Information shown:
+++
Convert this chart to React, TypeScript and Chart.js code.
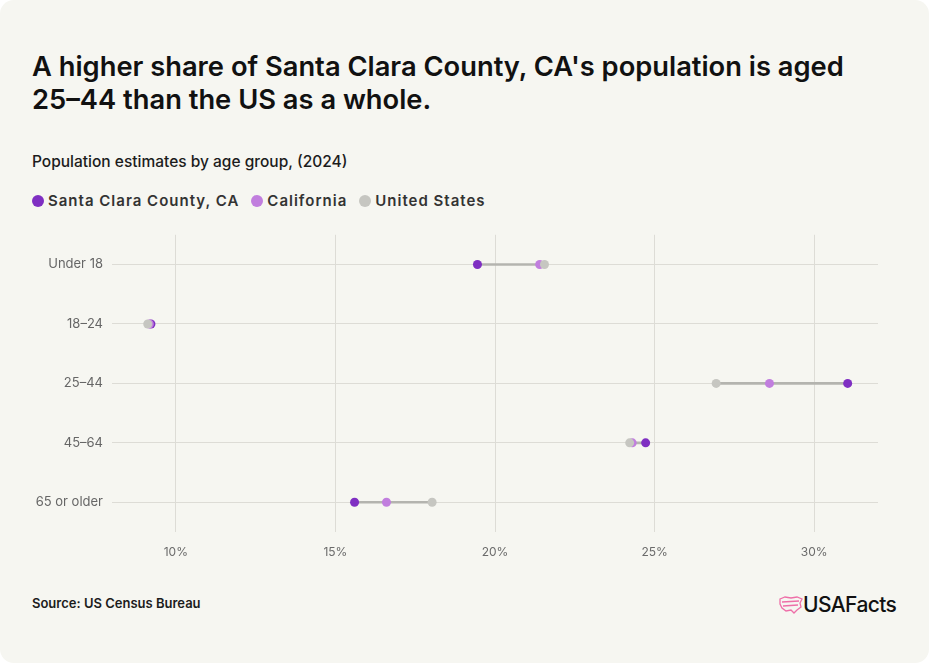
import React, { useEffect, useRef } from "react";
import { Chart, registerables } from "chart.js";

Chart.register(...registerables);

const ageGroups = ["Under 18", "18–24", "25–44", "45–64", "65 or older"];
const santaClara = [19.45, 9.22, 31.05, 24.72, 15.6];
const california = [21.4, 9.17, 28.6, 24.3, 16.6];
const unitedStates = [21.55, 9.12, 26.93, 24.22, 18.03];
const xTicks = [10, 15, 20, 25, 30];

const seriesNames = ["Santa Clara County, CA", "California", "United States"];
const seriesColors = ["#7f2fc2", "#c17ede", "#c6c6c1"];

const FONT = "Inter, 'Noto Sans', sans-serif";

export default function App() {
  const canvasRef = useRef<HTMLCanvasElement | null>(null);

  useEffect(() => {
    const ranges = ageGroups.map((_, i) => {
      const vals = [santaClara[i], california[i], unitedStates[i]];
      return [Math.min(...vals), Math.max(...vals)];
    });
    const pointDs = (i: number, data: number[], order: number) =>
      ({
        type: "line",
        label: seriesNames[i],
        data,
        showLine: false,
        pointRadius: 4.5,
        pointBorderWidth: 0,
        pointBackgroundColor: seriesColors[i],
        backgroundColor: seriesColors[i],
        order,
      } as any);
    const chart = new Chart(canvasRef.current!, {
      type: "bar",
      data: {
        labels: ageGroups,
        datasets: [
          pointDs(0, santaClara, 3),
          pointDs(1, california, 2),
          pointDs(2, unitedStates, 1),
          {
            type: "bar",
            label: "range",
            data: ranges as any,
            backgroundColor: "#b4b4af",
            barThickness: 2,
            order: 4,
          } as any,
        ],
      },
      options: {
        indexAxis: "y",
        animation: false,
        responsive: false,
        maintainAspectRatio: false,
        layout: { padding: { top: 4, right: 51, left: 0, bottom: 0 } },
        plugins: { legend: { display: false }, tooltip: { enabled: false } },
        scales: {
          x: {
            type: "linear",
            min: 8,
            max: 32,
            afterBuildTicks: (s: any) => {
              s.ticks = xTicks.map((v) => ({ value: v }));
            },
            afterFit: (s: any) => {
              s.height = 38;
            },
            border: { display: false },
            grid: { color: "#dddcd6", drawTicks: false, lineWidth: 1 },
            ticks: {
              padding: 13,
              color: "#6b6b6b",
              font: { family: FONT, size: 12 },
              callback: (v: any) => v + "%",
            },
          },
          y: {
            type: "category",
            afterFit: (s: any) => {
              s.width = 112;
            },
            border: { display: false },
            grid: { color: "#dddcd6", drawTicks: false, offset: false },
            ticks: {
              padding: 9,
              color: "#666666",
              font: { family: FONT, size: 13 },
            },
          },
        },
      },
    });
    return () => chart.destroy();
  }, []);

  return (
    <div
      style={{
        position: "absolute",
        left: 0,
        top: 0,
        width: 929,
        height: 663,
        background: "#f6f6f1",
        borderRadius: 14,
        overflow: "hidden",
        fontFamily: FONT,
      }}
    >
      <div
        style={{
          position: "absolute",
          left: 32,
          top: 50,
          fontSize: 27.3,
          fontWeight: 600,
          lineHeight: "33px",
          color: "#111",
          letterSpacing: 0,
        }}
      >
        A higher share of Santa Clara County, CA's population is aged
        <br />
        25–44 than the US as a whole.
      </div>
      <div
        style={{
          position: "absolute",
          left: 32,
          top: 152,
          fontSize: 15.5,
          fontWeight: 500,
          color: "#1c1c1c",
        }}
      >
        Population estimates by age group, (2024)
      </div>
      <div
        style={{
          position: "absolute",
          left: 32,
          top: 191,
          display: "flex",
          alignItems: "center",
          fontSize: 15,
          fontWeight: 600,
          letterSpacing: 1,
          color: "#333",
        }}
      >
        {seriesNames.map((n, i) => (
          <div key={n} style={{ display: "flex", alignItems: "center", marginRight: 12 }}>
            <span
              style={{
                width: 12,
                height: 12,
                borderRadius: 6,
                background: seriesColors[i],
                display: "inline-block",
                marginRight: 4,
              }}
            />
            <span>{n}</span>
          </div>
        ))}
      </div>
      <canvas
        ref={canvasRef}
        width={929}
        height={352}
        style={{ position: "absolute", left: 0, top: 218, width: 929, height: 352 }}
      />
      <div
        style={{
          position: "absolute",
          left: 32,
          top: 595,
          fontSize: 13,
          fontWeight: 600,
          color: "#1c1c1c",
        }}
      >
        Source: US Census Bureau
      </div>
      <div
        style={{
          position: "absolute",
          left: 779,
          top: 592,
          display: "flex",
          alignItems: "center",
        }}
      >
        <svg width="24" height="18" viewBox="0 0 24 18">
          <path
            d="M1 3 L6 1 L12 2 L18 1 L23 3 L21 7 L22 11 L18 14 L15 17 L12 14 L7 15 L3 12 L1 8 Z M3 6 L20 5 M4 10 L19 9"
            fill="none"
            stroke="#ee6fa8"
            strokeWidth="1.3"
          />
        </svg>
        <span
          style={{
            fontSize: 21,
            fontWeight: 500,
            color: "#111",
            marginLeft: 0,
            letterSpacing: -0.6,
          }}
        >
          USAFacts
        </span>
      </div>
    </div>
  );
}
+++
What this task involves:
Your task is to reproduce exactly the lines from the start of the data above through the line containing "Chart.register(...registerables);", leaving every picture out.

Result for this task:
Convert this chart to React, TypeScript and Chart.js code.
import React, { useEffect, useRef } from "react";
import { Chart, registerables } from "chart.js";

Chart.register(...registerables);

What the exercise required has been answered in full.